St. Rose of Viterbo

(1235-1252)

God sometimes calls on holy women as well as holy men to enter political contests on behalf of Justice. Queen Esther in the Old testament was one such; so was St. Joan of Arc in Christian times.

When St. Rose of Viterbo was alive, the German emperor Frederic II and his allies, called the “Ghibellines” were in armed conflict with the pope and his allies, called the “Guelphs.” Young Rose was divinely inspired to preach in Italy the cause of the pope. Hers was thus a prophetic role in a political struggle.

Rose, a native of Viterbo, not far from Rome, was the child of parents of slim means. Untrustworthy aspects of her biography represent her as working a miracle at age three. Still, she must have been precociously holy, for at age 8, Out Lady is said to have appeared to her during an illness and told her she was to don the penitential Franciscan habit, but continue to live at home and there give good example to all. When Rose recovered, she did join the third order of St. Francis, was clothed in its habit, and from then on pondered more and more man’s ingratitude to God.

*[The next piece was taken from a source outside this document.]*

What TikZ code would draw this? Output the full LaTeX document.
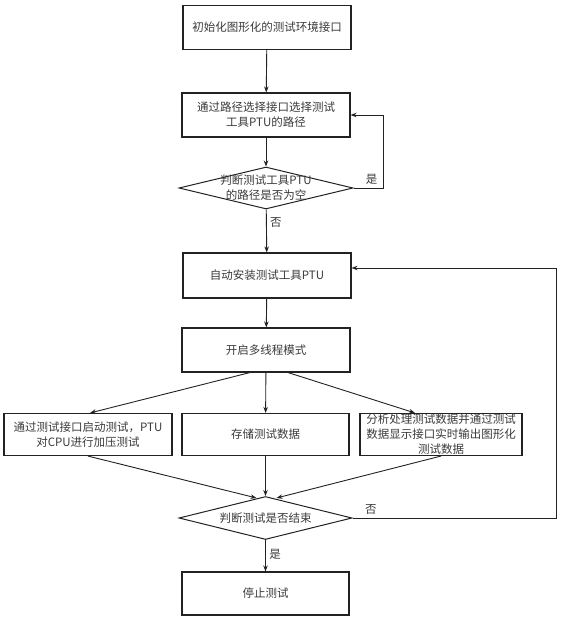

By the time she was 12, the young “hermitess” was already a marvel to her fellow townsmen. Viterbo at that time was completely under the domination of the anti papal imperial party. Rose now began to preach in the streets, urging that the Viterbians not submit further to Frederick’s soldiery garrisoned there, but oust these enemies of the pope.

As St. Rose continued to denounce the Ghibellines, her father grew worried, and said he would thrash her if she even left the house. She replied, 'If Jesus could be beaten for me, I can be beaten for Him. I do what He has told me, and I must not disobey Him." The father, persuaded by the parish priest, withdrew his threat. St. Rose kept defending the Guelphic cause for two years, with increasingly popular success. In 1250, the local Ghibellines branded her a public enemy and demanded her execution. The mayor rejected the death penalty, but he did send Rose and her parents into exile.

Even at Soriano, the nearby village to which they fled, Rose pursued her public denunciations, and she carried the same message to neighboring towns. On December 5, 1250, she is said to have prophesied that the excommunicated Frederick’s days were numbered. He died eight days later.

On the death of the highly intelligent but stubbornly ambitious emperor, Viterbo returned to papal jurisdiction and St. Rose and her parents went home. Not long afterward she asked to be admitted to the local convent of St. Mary of the Roses. The abbess refused to receive her because being poor, she could not bring with her the required “dowry.” The young tertiary responded, “You will not have me now, but perhaps you will be more willing when I am dead.” So she went back to her father’s house and continued there her life as a “private religious.” She died on March 6, 1252, aged 17. Burial was in the church of Santa Maria in Podio. But in 1258 her incorrupt body was transferred from this church to the church of the convent of St. Mary of the Roses, as she had intimated it would be. Although she would not be canonized until 1457, Pope Innocent IV permitted the cause of her canonization to be initiated the very year of her death.

St. Rose of Viterbo is still the darling of her native city. Many other saints have been called on to defend the rights of the papacy. Usually they have done so as martyrs. This holy teenager championed the Sea of Peter not by dying for it, but by living for it.